Question

Is it possible to have a regular polygon with measure of each exterior angle as 40 degrees?

Answer

**step1** Understanding the properties of a regular polygon's exterior angles

A regular polygon is a polygon that is equiangular (all angles are equal in measure) and equilateral (all sides have the same length). For a regular polygon, all its exterior angles are also equal in measure.

**step2** Recalling the sum of exterior angles of any polygon

The sum of the measures of the exterior angles of any convex polygon, including a regular polygon, is always 360 degrees.

**step3** Calculating the number of sides of the polygon

To find the measure of each exterior angle of a regular polygon, we divide the total sum of the exterior angles (360 degrees) by the number of sides (n). The problem states that the measure of each exterior angle is 40 degrees.
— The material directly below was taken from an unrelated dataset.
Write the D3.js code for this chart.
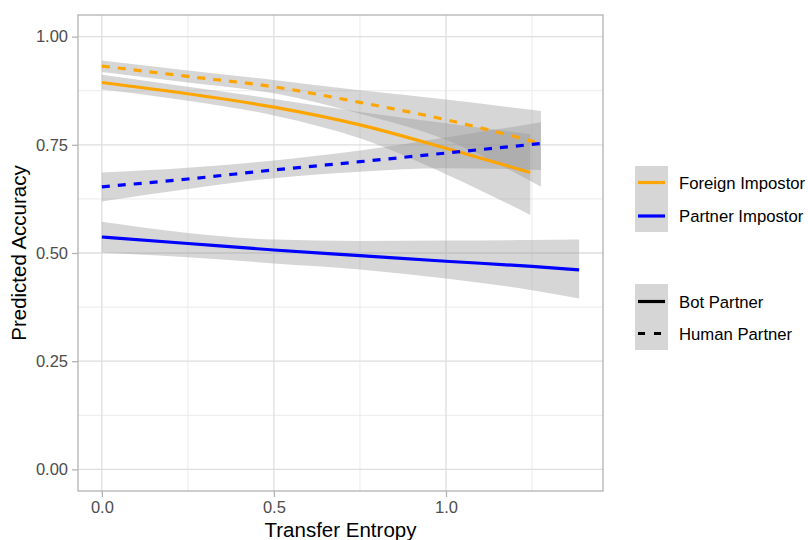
<!DOCTYPE html>
<html><head><meta charset="utf-8">
<script src="https://cdn.jsdelivr.net/npm/d3@7"></script>
<style>body{margin:0;background:#fff;} svg{display:block;font-family:"Liberation Sans",Arial,sans-serif;}</style>
</head><body><svg id="c" width="808" height="540"></svg>
<script>
// ---- data ----
const impostorTypes = ["Foreign Impostor", "Partner Impostor"];
const partnerTypes = ["Bot Partner", "Human Partner"];
const xTicks = [0.0, 0.5, 1.0];
const yTicks = [0.00, 0.25, 0.50, 0.75, 1.00];

const foreignBotX   = [0, 0.25, 0.5, 0.75, 1.0, 1.245];
const foreignBotFit = [0.894, 0.868, 0.837, 0.796, 0.742, 0.686];
const foreignBotLo  = [0.878, 0.852, 0.818, 0.765, 0.682, 0.588];
const foreignBotHi  = [0.912, 0.884, 0.856, 0.826, 0.800, 0.775];

const foreignHumX   = [0, 0.25, 0.5, 0.75, 1.0, 1.276];
const foreignHumFit = [0.932, 0.908, 0.884, 0.848, 0.808, 0.753];
const foreignHumLo  = [0.918, 0.894, 0.869, 0.822, 0.762, 0.653];
const foreignHumHi  = [0.945, 0.922, 0.900, 0.876, 0.855, 0.828];

const partnerHumX   = [0, 0.25, 0.5, 0.75, 1.0, 1.276];
const partnerHumFit = [0.653, 0.671, 0.692, 0.711, 0.731, 0.753];
const partnerHumLo  = [0.619, 0.648, 0.673, 0.688, 0.696, 0.692];
const partnerHumHi  = [0.686, 0.697, 0.714, 0.737, 0.767, 0.802];

const partnerBotX   = [0, 0.25, 0.5, 0.75, 1.0, 1.25, 1.387];
const partnerBotFit = [0.537, 0.522, 0.507, 0.494, 0.481, 0.469, 0.461];
const partnerBotLo  = [0.501, 0.490, 0.476, 0.462, 0.441, 0.414, 0.395];
const partnerBotHi  = [0.572, 0.546, 0.531, 0.528, 0.529, 0.530, 0.531];

const seriesDefs = [
  {imp: 0, partner: 0, x: foreignBotX, fit: foreignBotFit, lo: foreignBotLo, hi: foreignBotHi},
  {imp: 0, partner: 1, x: foreignHumX, fit: foreignHumFit, lo: foreignHumLo, hi: foreignHumHi},
  {imp: 1, partner: 1, x: partnerHumX, fit: partnerHumFit, lo: partnerHumLo, hi: partnerHumHi},
  {imp: 1, partner: 0, x: partnerBotX, fit: partnerBotFit, lo: partnerBotLo, hi: partnerBotHi}
];
const colors = ["#FFA500", "#0000FF"];
const dashes = [null, "8,8"];

// ---- layout ----
const svg = d3.select("#c");
const pl = 78, pr = 603, pt = 15, pb = 491;
const x = d3.scaleLinear().domain([-0.0693, 1.4563]).range([pl, pr]);
const y = d3.scaleLinear().domain([-0.05, 1.05]).range([pb, pt]);

// grid
const g = svg.append("g");
const xMinor = [0.25, 0.75, 1.25], yMinor = [0.125, 0.375, 0.625, 0.875];
g.selectAll(".xm").data(xMinor).join("line").attr("x1", d=>x(d)).attr("x2", d=>x(d)).attr("y1", pt).attr("y2", pb).attr("stroke", "#ebebeb").attr("stroke-width", 1);
g.selectAll(".ym").data(yMinor).join("line").attr("y1", d=>y(d)).attr("y2", d=>y(d)).attr("x1", pl).attr("x2", pr).attr("stroke", "#ebebeb").attr("stroke-width", 1);
g.selectAll(".xM").data(xTicks).join("line").attr("x1", d=>x(d)).attr("x2", d=>x(d)).attr("y1", pt).attr("y2", pb).attr("stroke", "#dedede").attr("stroke-width", 1.3);
g.selectAll(".yM").data(yTicks).join("line").attr("y1", d=>y(d)).attr("y2", d=>y(d)).attr("x1", pl).attr("x2", pr).attr("stroke", "#dedede").attr("stroke-width", 1.3);

// ribbons
const area = d3.area().x(d=>x(d.x)).y0(d=>y(d.lo)).y1(d=>y(d.hi)).curve(d3.curveMonotoneX);
const line = d3.line().x(d=>x(d.x)).y(d=>y(d.fit)).curve(d3.curveMonotoneX);
const rows = seriesDefs.map(s => s.x.map((xv,i)=>({x: xv, fit: s.fit[i], lo: s.lo[i], hi: s.hi[i]})));
svg.append("g").selectAll("path").data(rows).join("path")
  .attr("d", area).attr("fill", "#999999").attr("fill-opacity", 0.4);
svg.append("g").selectAll("path").data(seriesDefs).join("path")
  .attr("d", (s,i)=>line(rows[i])).attr("fill", "none")
  .attr("stroke", s=>colors[s.imp]).attr("stroke-width", 3.2)
  .attr("stroke-dasharray", s=>dashes[s.partner]);

// border
svg.append("rect").attr("x", pl).attr("y", pt).attr("width", pr-pl).attr("height", pb-pt)
  .attr("fill", "none").attr("stroke", "#b3b3b3").attr("stroke-width", 1.3);

// axes
const yAxis = d3.axisLeft(y).tickValues(yTicks).tickFormat(d3.format(".2f")).tickSize(6).tickPadding(4);
const ya = svg.append("g").attr("transform", `translate(${pl},0)`).call(yAxis);
const xAxis = d3.axisBottom(x).tickValues(xTicks).tickFormat(d3.format(".1f")).tickSize(6).tickPadding(4);
const xa = svg.append("g").attr("transform", `translate(0,${pb})`).call(xAxis);
[ya, xa].forEach(a => {
  a.select(".domain").remove();
  a.selectAll(".tick line").attr("stroke", "#b3b3b3").attr("stroke-width", 1.3);
  a.selectAll(".tick text").attr("fill", "#4d4d4d").style("font-size", "16.5px").style("font-family", "'Liberation Sans', Arial, sans-serif");
});

svg.append("text").attr("x", (pl+pr)/2).attr("y", 537).attr("text-anchor", "middle")
  .style("font-size", "20.5px").attr("fill", "#000").text("Transfer Entropy");
svg.append("text").attr("transform", `translate(26,${(pt+pb)/2}) rotate(-90)`).attr("text-anchor", "middle")
  .style("font-size", "20.5px").attr("fill", "#000").text("Predicted Accuracy");

// legends
const lg1 = svg.append("g");
lg1.append("rect").attr("x", 635).attr("y", 166).attr("width", 33).attr("height", 66).attr("fill", "#d6d6d6");
impostorTypes.forEach((t,i) => {
  const yy = 182.5 + i*33.5;
  lg1.append("line").attr("x1", 638).attr("x2", 665).attr("y1", yy).attr("y2", yy).attr("stroke", colors[i]).attr("stroke-width", 3.2);
  lg1.append("text").attr("x", 679).attr("y", yy+6).style("font-size", "16.7px").attr("fill", "#000").text(t);
});
const lg2 = svg.append("g");
lg2.append("rect").attr("x", 635).attr("y", 284).attr("width", 33).attr("height", 66).attr("fill", "#d6d6d6");
partnerTypes.forEach((t,i) => {
  const yy = 301.5 + i*32;
  lg2.append("line").attr("x1", 638).attr("x2", 665).attr("y1", yy).attr("y2", yy).attr("stroke", "#000").attr("stroke-width", 3.2)
    .attr("stroke-dasharray", i ? "7,9" : null);
  lg2.append("text").attr("x", 679).attr("y", yy+6).style("font-size", "16.7px").attr("fill", "#000").text(t);
});
</script></body></html>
So, we can set up the relationship: Each Exterior Angle = $$360 \text{ degrees} \div \text{Number of Sides}$$

Given that each exterior angle is 40 degrees, we have: $$40 \text{ degrees} = 360 \text{ degrees} \div \text{Number of Sides}$$

To find the Number of Sides, we perform the division: Number of Sides = $$360 \text{ degrees} \div 40 \text{ degrees}$$

Number of Sides = 9

**step4** Conclusion

Since the calculated number of sides is a whole number (9), it is possible to have a regular polygon with each exterior angle measuring 40 degrees. This polygon would have 9 sides and is called a regular nonagon.